Pilgrim's Wilderness by Tom Kizzia

READERS GUIDE

Questions and Topics for Discussion

1. Residents of McCarthy express nostalgia for life before the national park, before government rangers and extensive rules about bulldozers and cabin living. Do you think those old freedoms are worth preserving? What is the appropriate balance to strike between allowing pioneers the opportunity to follow their dreams and preserving nature in a pristine state, and between the rights of the individual and the interests of future generations?

2. McCarthy residents—even more than other Alaskans—tend to think of themselves as idealists pursuing off-the-grid lifestyles. Evil, when it comes, invades from the outside world. But the remote end-of-the-road community seemed to attract troubled, unstable individuals. Do you think the appearance of people like the mail-day murderer and the Pilgrim Family reveals something essential about McCarthy?

3. Do you think the abuse present in this book could have taken place anywhere, in a city apartment or on a quiet suburban street?

4. Once he left Texas, Robert Hale chose to raise his family on horseback in a rural setting amid the trappings of the Old West. How did it benefit Papa Pilgrim to deploy the mythology of the frontier as he did?

5. Robert Hale’s sons don’t believe he killed Kathleen Connally because, they say, he would have confessed to such a sin during his early devout days as a Christian. The Alaska prosecutor noted that such a confession could send a man to prison. Given the available evidence, do you think the death of his teenage bride was an accident?

6. The narrative doesn’t progress chronologically, from Bob Hale’s boyhood in Texas through New Mexico to Alaska. Instead, two story lines proceed in parallel for the first half of the book. Why do you think the author structured the story as he did?

7. What role did music play in the lives of the Pilgrim Family?

8. The Pilgrim children were denied access to movies and books. Why did Papa Pilgrim allow a single book, the seventeenth-century allegory The Pilgrim’s Progress, in their home? Do you think there is an innate need for stories in our lives? How have the children used the Bible’s stoies to explain their imprisonment and recovery?

9. How do you feel about the descriptions of abuse in the family? The author remains fairly dispassionate in tone and borrows some of the family’s biblical euphemisms to depict the horrors unfolding. Is understatement an effective way to describe trauma, or does it leave you wanting to know more detail?

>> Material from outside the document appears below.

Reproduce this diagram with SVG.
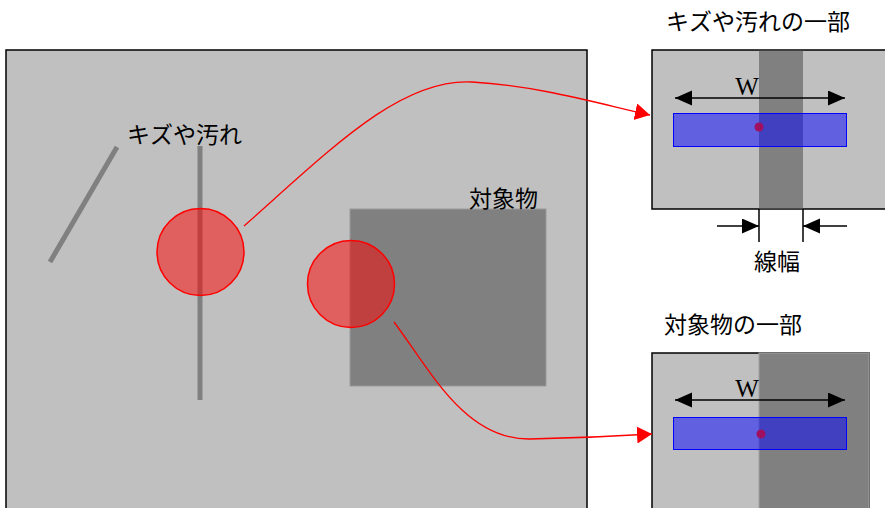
<svg xmlns="http://www.w3.org/2000/svg" width="885" height="508" viewBox="0 0 885 508">
<style>
.jp{font-family:"Noto Sans CJK JP","Noto Sans",sans-serif;font-size:23px;fill:#000}
.w{font-family:"Liberation Serif",serif;font-size:25px;fill:#000;text-anchor:middle}
.panel{fill:#c0c0c0;stroke:#000;stroke-width:1.5}
.dark{fill:#808080}
.scratch{stroke:#808080;stroke-width:5;fill:none}
.spot{fill:#ff0000;fill-opacity:0.5;stroke:#ff0000;stroke-width:1.5}
.band{fill:#0000ff;fill-opacity:0.5;stroke:#0000ff;stroke-width:1}
.dot{fill:#a01060}
.conn{fill:none;stroke:#ff0000;stroke-width:1.3}
.dim{fill:none;stroke:#000;stroke-width:1.5}
</style>
<defs>
<marker id="ra" markerUnits="userSpaceOnUse" markerWidth="16" markerHeight="18" refX="15" refY="8.5" orient="auto"><path d="M0,0 L15,8.5 L0,17 Z" fill="#ff0000"/></marker>
<marker id="ba" markerUnits="userSpaceOnUse" markerWidth="18" markerHeight="16" refX="17" refY="7.5" orient="auto-start-reverse"><path d="M0,0 L17,7.5 L0,15 Z" fill="#000"/></marker>
</defs>

<g id="main-view">
<rect class="panel" x="6" y="50" width="581" height="470"/>
<line class="scratch" x1="50" y1="262" x2="117" y2="147"/>
<line class="scratch" x1="200" y1="146" x2="200" y2="400"/>
<text class="jp" x="127" y="143">キズや汚れ</text>
</g>

<g id="object">
<rect x="350" y="209" width="196" height="177" fill="#808080" stroke="#999" stroke-width="1"/>
<text class="jp" x="469" y="207">対象物</text>
</g>

<g id="spot-scratch">
<circle class="spot" cx="200.5" cy="252" r="43.5"/>
</g>
<g id="spot-object">
<circle class="spot" cx="351" cy="284" r="43.5"/>
</g>

<g id="detail-scratch">
<text class="jp" x="666" y="30">キズや汚れの一部</text>
<rect class="panel" x="652" y="50" width="240" height="159"/>
<rect class="dark" x="759" y="50.8" width="44" height="157.5"/>
<text class="w" x="747" y="95">W</text>
<line class="dim" x1="675" y1="98" x2="845" y2="98" marker-start="url(#ba)" marker-end="url(#ba)"/>
<rect class="band" x="673.5" y="113.5" width="173" height="33"/>
<circle class="dot" cx="759" cy="127" r="4.5"/>
<line class="dim" x1="759" y1="209" x2="759" y2="242"/>
<line class="dim" x1="803" y1="209" x2="803" y2="242"/>
<line class="dim" x1="717" y1="226" x2="759" y2="226" marker-end="url(#ba)"/>
<line class="dim" x1="847" y1="226" x2="803" y2="226" marker-end="url(#ba)"/>
<text class="jp" x="754" y="270">線幅</text>
</g>

<g id="detail-object">
<text class="jp" x="664" y="333">対象物の一部</text>
<rect class="panel" x="652" y="353" width="217" height="170"/>
<rect x="759" y="353" width="110" height="170" fill="#808080" stroke="#a0a0a0" stroke-width="1"/>
<text class="w" x="747" y="397">W</text>
<line class="dim" x1="675" y1="400" x2="845" y2="400" marker-start="url(#ba)" marker-end="url(#ba)"/>
<rect class="band" x="673.5" y="417.5" width="173" height="32"/>
<circle class="dot" cx="761" cy="434" r="4.5"/>
</g>

<g id="connectors">
<path class="conn" d="M244,226 C330,150 400,78 472,82 C540,86 600,104 650,115" marker-end="url(#ra)"/>
<path class="conn" d="M394,322 C430,370 465,440 530,439 C580,438 620,436 652,434" marker-end="url(#ra)"/>
</g>
</svg>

10. At one point, the children’s mother, Country Rose, was forced to hold her sons’ hands as they were strapped to the whipping barrel and lashed. Is Country Rose another victim of Papa’s, or should she have done more to protect her children? What about the older sons? Were they wrong not to report whatever abuse they witnessed?

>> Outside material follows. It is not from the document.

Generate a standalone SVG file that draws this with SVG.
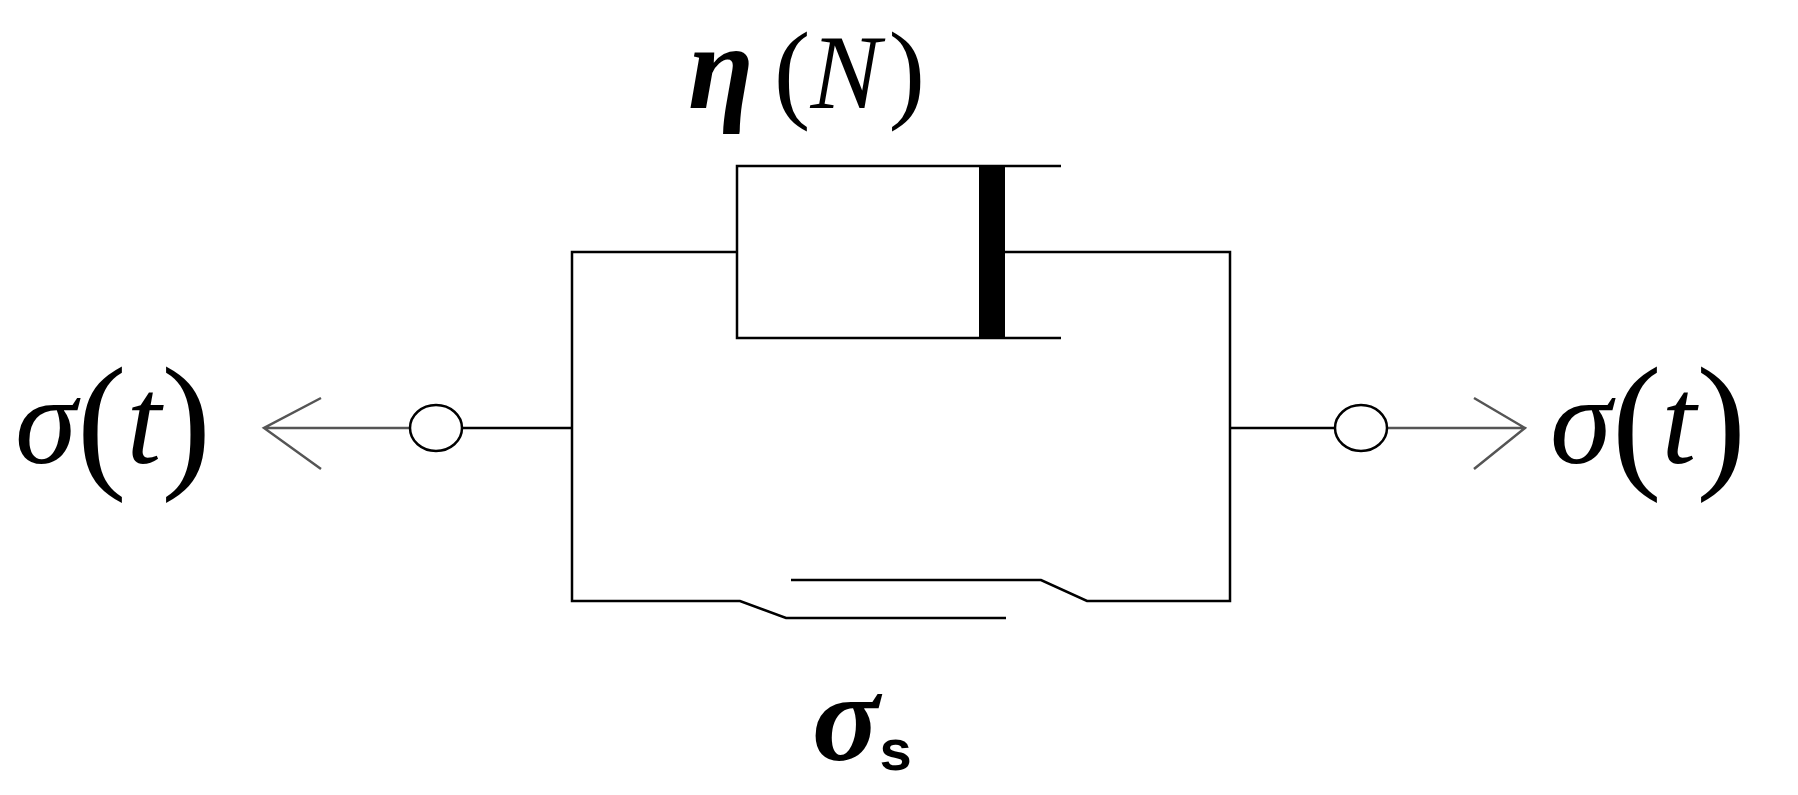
<svg xmlns="http://www.w3.org/2000/svg" width="1798" height="795" viewBox="0 0 1798 795">
<style>
.l{stroke:#000;stroke-width:2.5;fill:none}
.t{font-family:"Liberation Serif",serif;font-style:italic;fill:#000}
.p{font-style:normal;font-family:"Liberation Serif",serif}
</style>
<rect width="1798" height="795" fill="#fff"/>
<g id="connectors">
<path class="l" d="M1061,166 H737 V338 H1061"/>
<path class="l" d="M737,252 H572 V601 H740 L786,618 H1006"/>
<path class="l" d="M992,252 H1230 V601 H1087 L1041,580 H791"/>
<path class="l" d="M572,428 H461"/>
<path class="l" d="M410,428 H264 M321,398 L264,428 L321,469" style="stroke:#555"/>
<path class="l" d="M1230,428 H1335"/>
<path class="l" d="M1387,428 H1525 M1474,398 L1525,428 L1474,469" style="stroke:#555"/>
</g>
<g id="dashpot"><rect x="979" y="166" width="26" height="172" fill="#000"/></g>
<g id="leftNode"><ellipse cx="436" cy="428" rx="26" ry="23" class="l"/></g>
<g id="rightNode"><ellipse cx="1361" cy="428" rx="26" ry="23" class="l"/></g>
<text class="t" x="688" y="108" font-size="120" font-weight="bold">η<tspan class="p" font-weight="normal" font-size="110" dx="20">(</tspan><tspan font-weight="normal" font-size="105">N</tspan><tspan class="p" font-weight="normal" font-size="110" dx="8">)</tspan></text>
<text class="t" x="15" y="463" font-size="125">σ<tspan class="p" font-size="150" dy="8">(</tspan><tspan font-size="125" dy="-8">t</tspan><tspan class="p" font-size="150" dy="8">)</tspan></text>
<text class="t" x="1550" y="463" font-size="125">σ<tspan class="p" font-size="150" dy="8">(</tspan><tspan font-size="125" dy="-8">t</tspan><tspan class="p" font-size="150" dy="8">)</tspan></text>
<text class="t" x="812" y="760" font-size="125" font-weight="bold">σ<tspan font-style="normal" font-family="Liberation Sans,sans-serif" font-size="58" dy="10">s</tspan></text>
</svg>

11. What about Elishaba? Should she have spoken up to her siblings, or to state authorities, rather than try to handle everything herself? Why would anyone remain in such an abusive situation?

12. Why do you think Papa Pilgrim precipitated a war with the National Park Service so quickly? How did he benefit from external conflict?

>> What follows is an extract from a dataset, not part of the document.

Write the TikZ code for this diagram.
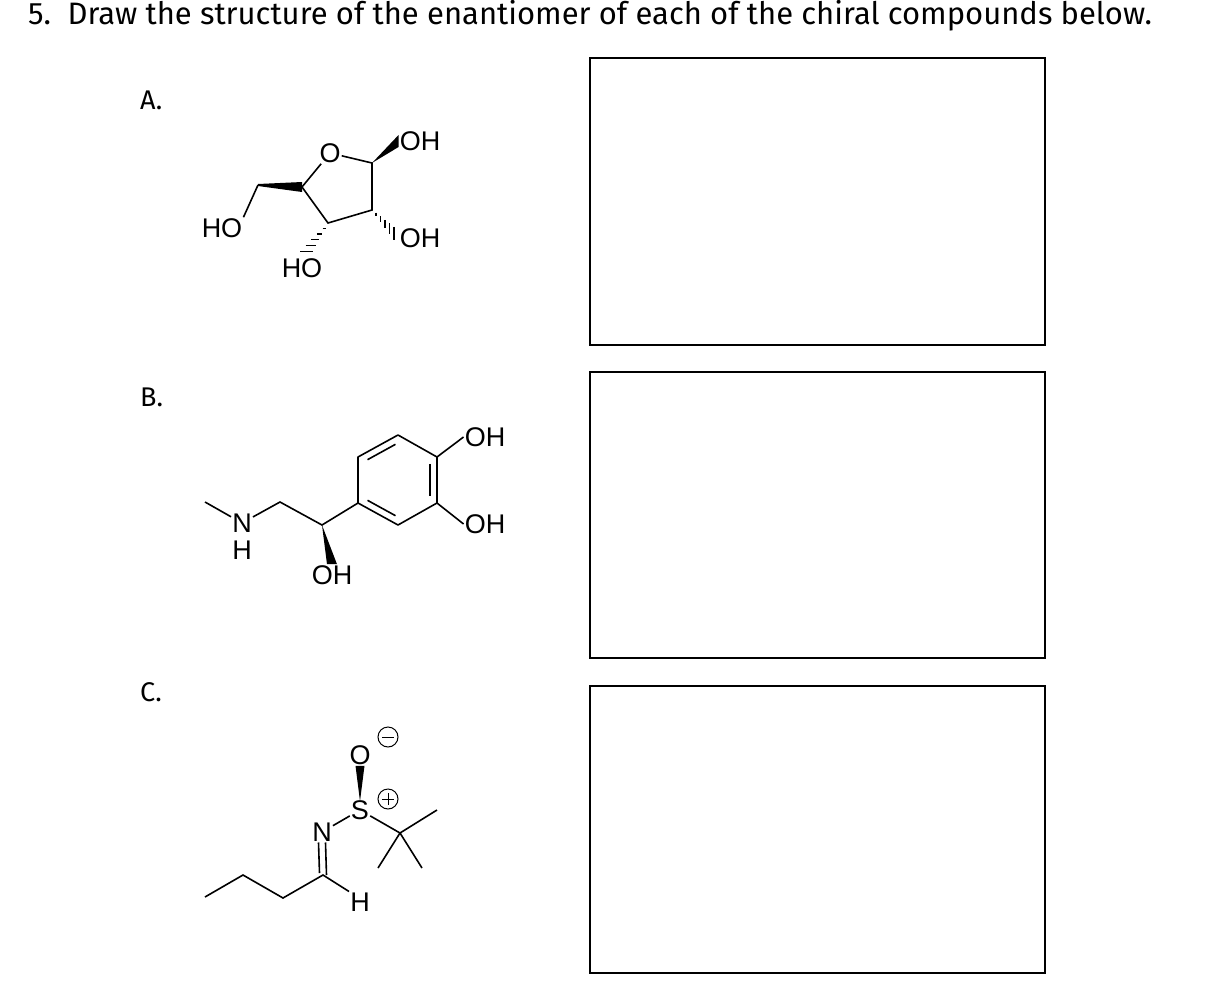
\documentclass[tikz,border=0pt]{standalone}
\usetikzlibrary{calc}
\usepackage{fontspec}
\setmainfont{Fira Sans}
\newfontfamily\atomfont{Liberation Sans}
\begin{document}
\begin{tikzpicture}[x=1pt,y=-1pt,
  bond/.style={line width=1.6pt},
  atom/.style={inner sep=1pt,font=\atomfont\fontsize{27}{27}\selectfont},
  lbl/.style={inner sep=0pt,anchor=west,font=\fontsize{27}{30}\selectfont},
  box/.style={draw,line width=1.2pt},
  chg/.style={draw,circle,line width=1pt,minimum size=20pt,inner sep=0pt}]
\useasboundingbox (0,0) rectangle (1227,999);
\node[lbl,font=\fontsize{31}{34}\selectfont] (title) at (28,16) {5.\ \ Draw the structure of the enantiomer of each of the chiral compounds below.};
\node[lbl] (la) at (140,100) {A.};
\node[lbl] (lb) at (140,397) {B.};
\node[lbl] (lc) at (140,692) {C.};
\draw[box] (590,58) rectangle (1045,345);
\draw[box] (590,372) rectangle (1045,658);
\draw[box] (590,686) rectangle (1045,973);
% A
\node[atom] (aO) at (330,153) {O};
\coordinate (a1) at (372,163);
\coordinate (a2) at (372,210);
\coordinate (a3) at (328,223);
\coordinate (a4) at (302,187);
\coordinate (a5) at (258,185);
\node[atom] (aOH1) at (420,141) {OH};
\node[atom] (aOH2) at (420,238) {OH};
\node[atom] (aOH3) at (302,268) {HO};
\node[atom] (aOH4) at (222,228) {HO};
\draw[bond] (aO) -- (a1) -- (a2) -- (a3) -- (a4) -- (aO);
\draw[bond] (a5) -- (aOH4.north east);
\fill (a1) -- ($(aOH1.west)+(0,-6)$) -- ($(aOH1.west)+(0,6)$) -- cycle;
\fill ($(a4)+(0,-5)$) -- ($(a4)+(0,5)$) -- ($(a5)+(0,1)$) -- ($(a5)+(0,-1)$) -- cycle;
\foreach \t/\w in {0.15/1.5,0.32/2.7,0.49/3.9,0.66/5.1,0.83/6.3}{
  \draw[line width=1.2pt] ($(a2)!\t!(aOH2.west)+(0,-\w)$) -- ($(a2)!\t!(aOH2.west)+(0,\w)$);
  \draw[line width=1.2pt] ($(a3)!\t!(aOH3.north)+(-\w,0)$) -- ($(a3)!\t!(aOH3.north)+(\w,0)$);}
% B
\coordinate (bm) at (205,502);
\node[atom] (bN) at (242,523) {N};
\node[atom] (bH) at (242,550) {H};
\coordinate (bc1) at (280,502);
\coordinate (bc2) at (322,525);
\node[atom] (bOH) at (332,575) {OH};
\coordinate (r1) at (358,503);
\coordinate (r2) at (358,457);
\coordinate (r3) at (398,435);
\coordinate (r4) at (437,457);
\coordinate (r5) at (437,503);
\coordinate (r6) at (398,525);
\node[atom] (bOHa) at (485,437) {OH};
\node[atom] (bOHb) at (485,524) {OH};
\draw[bond] (bm) -- (bN) -- (bc1) -- (bc2) -- (r1);
\draw[bond,line join=round] (r1) -- (r2) -- (r3) -- (r4) -- (r5) -- (r6) -- cycle;
\draw[bond] (r4) -- (bOHa.west);
\draw[bond] (r5) -- (bOHb.west);
\draw[bond] ($(r2)!0.15!(r3)+(3.5,6)$) -- ($(r2)!0.85!(r3)+(3.5,6)$);
\draw[bond] ($(r4)!0.15!(r5)+(-7,0)$) -- ($(r4)!0.85!(r5)+(-7,0)$);
\draw[bond] ($(r6)!0.15!(r1)+(3.5,-6)$) -- ($(r6)!0.85!(r1)+(3.5,-6)$);
\fill (bc2) -- ($(bOH.north)+(-5,0)$) -- ($(bOH.north)+(5,0)$) -- cycle;
% C
\coordinate (c1) at (205,897);
\coordinate (c2) at (243,875);
\coordinate (c3) at (283,898);
\coordinate (c4) at (323,875);
\node[atom] (cH) at (360,902) {H};
\node[atom] (cN) at (322,832) {N};
\node[atom] (cS) at (360,810) {S};
\node[atom] (cO) at (360,755) {O};
\node[chg] (cm) at (388,737) {};
\draw[line width=1pt] ($(cm)+(-6,0)$) -- ($(cm)+(6,0)$);
\node[chg] (cp) at (388,799) {};
\draw[line width=1pt] ($(cp)+(-6,0)$) -- ($(cp)+(6,0)$) ($(cp)+(0,-6)$) -- ($(cp)+(0,6)$);
\coordinate (cq) at (400,833);
\coordinate (m1) at (437,810);
\coordinate (m2) at (378,868);
\coordinate (m3) at (422,868);
\draw[bond] (c1) -- (c2) -- (c3) -- (c4) -- (cH.north west);
\draw[bond] ($(c4)+(-3.5,-2)$) -- ($(cN.south)+(-3.5,0)$);
\draw[bond] ($(c4)+(3.5,0)$) -- ($(cN.south)+(3.5,0)$);
\draw[bond] (cN) -- (cS);
\draw[bond] (cS) -- (cq) -- (m1) (cq) -- (m2) (cq) -- (m3);
\fill ($(cS.north)+(0,2)$) -- ($(cO.south)+(-4.5,0)$) -- ($(cO.south)+(4.5,0)$) -- cycle;
\end{tikzpicture}
\end{document}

13. At one point, the Park Service planned to send forty-three personnel to investigate the Pilgrim Family’s actions in the park, including an armed SWAT team to guard forensic biologists. Even after backing off, the government spent at least a half-million dollars on its response. Was this an effective way to deal with the situation? The family’s defenders felt the government wanted to make an example of these “last pioneers” to establish their primacy in the mountains. Do you agree?

14. The author switches to first person to tell part of the story. Does this weaken the omniscient voice used elsewhere, or strengthen it? What does the author’s personal story say about the pioneering legacy that motivates so many characters in the book?

15. In many ways, the views of the Buckinghams were as rigidly fundamentalist and patriarchal as those professed by Papa Pilgrim. What was the difference between the two families? Could a non-Christian family have intervened and played the same role as rescuers?

16.  If the Buckinghams hadn’t entered the story, was there another way out for the Pilgrim children? What do you think might have happened?